Initialize the TieringOffloadingManager.

Parameters:

Name Type Description Default
primary_tier CPUPrimaryTierOffloadingManager

The primary tier manager (CPU-based).

required
secondary_tiers list[SecondaryTierManager] | None

List of secondary tier managers (e.g., Storage, Network). Can be None or empty list.

None
enable_events bool

Whether to track offloading events

False
Source code in vllm/v1/kv_offload/tiering/manager.py
def __init__(
    self,
    primary_tier: CPUPrimaryTierOffloadingManager,
    secondary_tiers: list[SecondaryTierManager] | None = None,
    enable_events: bool = False,
):
    """
    Initialize the TieringOffloadingManager.

    Args:
        primary_tier: The primary tier manager (CPU-based).
        secondary_tiers: List of secondary tier managers (e.g., Storage,
                        Network). Can be None or empty list.
        enable_events: Whether to track offloading events
    """
    self.primary_tier: CPUPrimaryTierOffloadingManager = primary_tier
    self.secondary_tiers = secondary_tiers or []

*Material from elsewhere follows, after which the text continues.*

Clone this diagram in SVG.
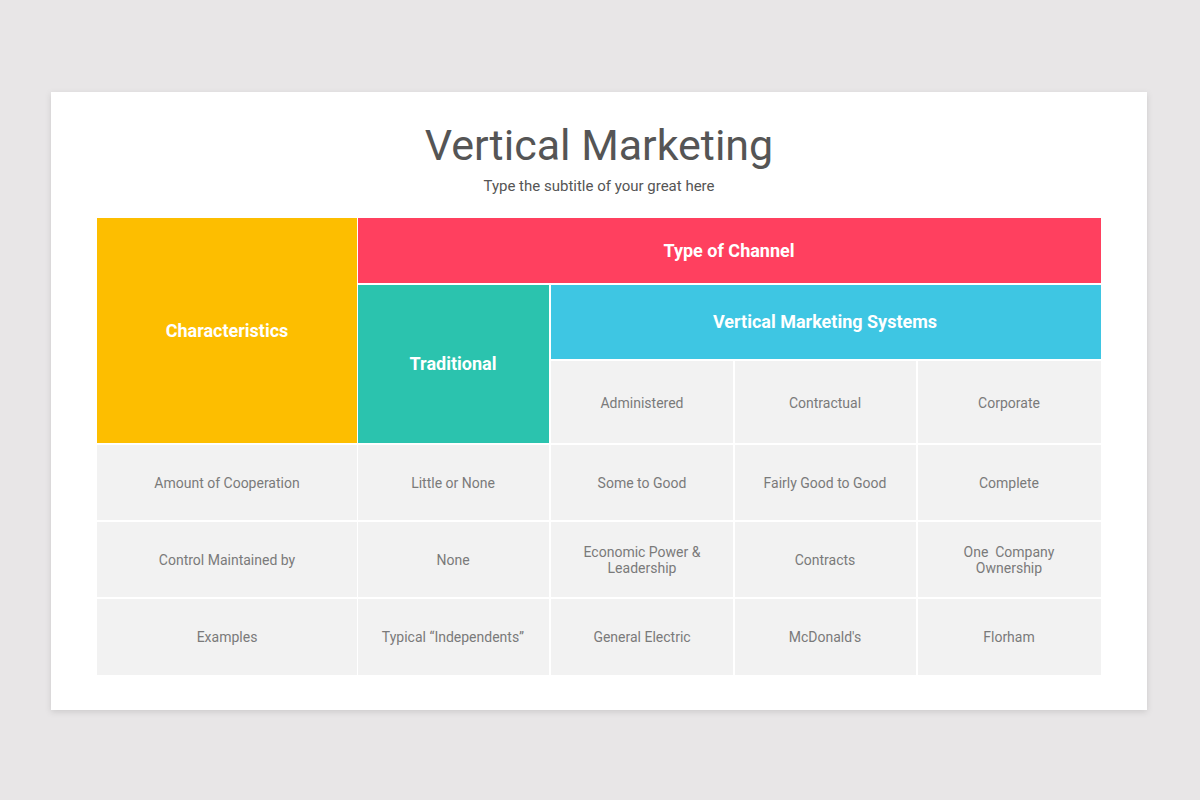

    self._job_id_counter: int = 0
    self.events: list[OffloadingEvent] | None = [] if enable_events else None

    # Job tracking: maps job_id to metadata for all in-flight transfers.
    # JobMetadata.is_promotion distinguishes direction:
    #   True:  secondary → primary (promotion)
    #   False: primary → secondary (cascade)
    self._transfer_jobs: dict[JobId, JobMetadata] = {}

    # Pending promotion requests accumulated during lookup() calls; flushed
    # as one batched submit_load() per (tier, request) in take_events().
    # Outer key: tier. Inner key: req_context.req_id — the same ReqContext
    # object is reused for all block lookups of a given request per engine step.
    self._pending_load_submissions: dict[
        SecondaryTierManager, dict[str, PendingPromotion]
    ] = {}

    # Gate for once-per-step execution of _maybe_process_finished_jobs().
    # Reset at the end of each step in take_events().
    self._processed_jobs_this_step: bool = False

_flush_pending_promotions

_flush_pending_promotions() -> None

Submit one batched submit_load() per (tier, request).

Called from take_events() at the end of each engine step, flushing all promotion requests deferred during lookup().

Source code in vllm/v1/kv_offload/tiering/manager.py
def _flush_pending_promotions(self) -> None:
    """Submit one batched submit_load() per (tier, request).

    Called from take_events() at the end of each engine step, flushing
    all promotion requests deferred during lookup().
    """
    if not self._pending_load_submissions:
        return

    for tier, pending_by_ctx in self._pending_load_submissions.items():
        for entry in pending_by_ctx.values():
            job_id = self._next_job_id()
            job_metadata = JobMetadata(
                job_id=job_id,
                keys=entry.keys,
                block_ids=np.array(entry.block_ids, dtype=np.int64),
                is_promotion=True,
                req_context=entry.req_context,
            )
            self._transfer_jobs[job_id] = job_metadata
            tier.submit_load(job_metadata)

    self._pending_load_submissions.clear()

_initiate_promotion

_initiate_promotion(
    tier: SecondaryTierManager,
    key: OffloadKey,
    req_context: ReqContext,
) -> bool

Queue a block for promotion from a secondary tier to the primary tier.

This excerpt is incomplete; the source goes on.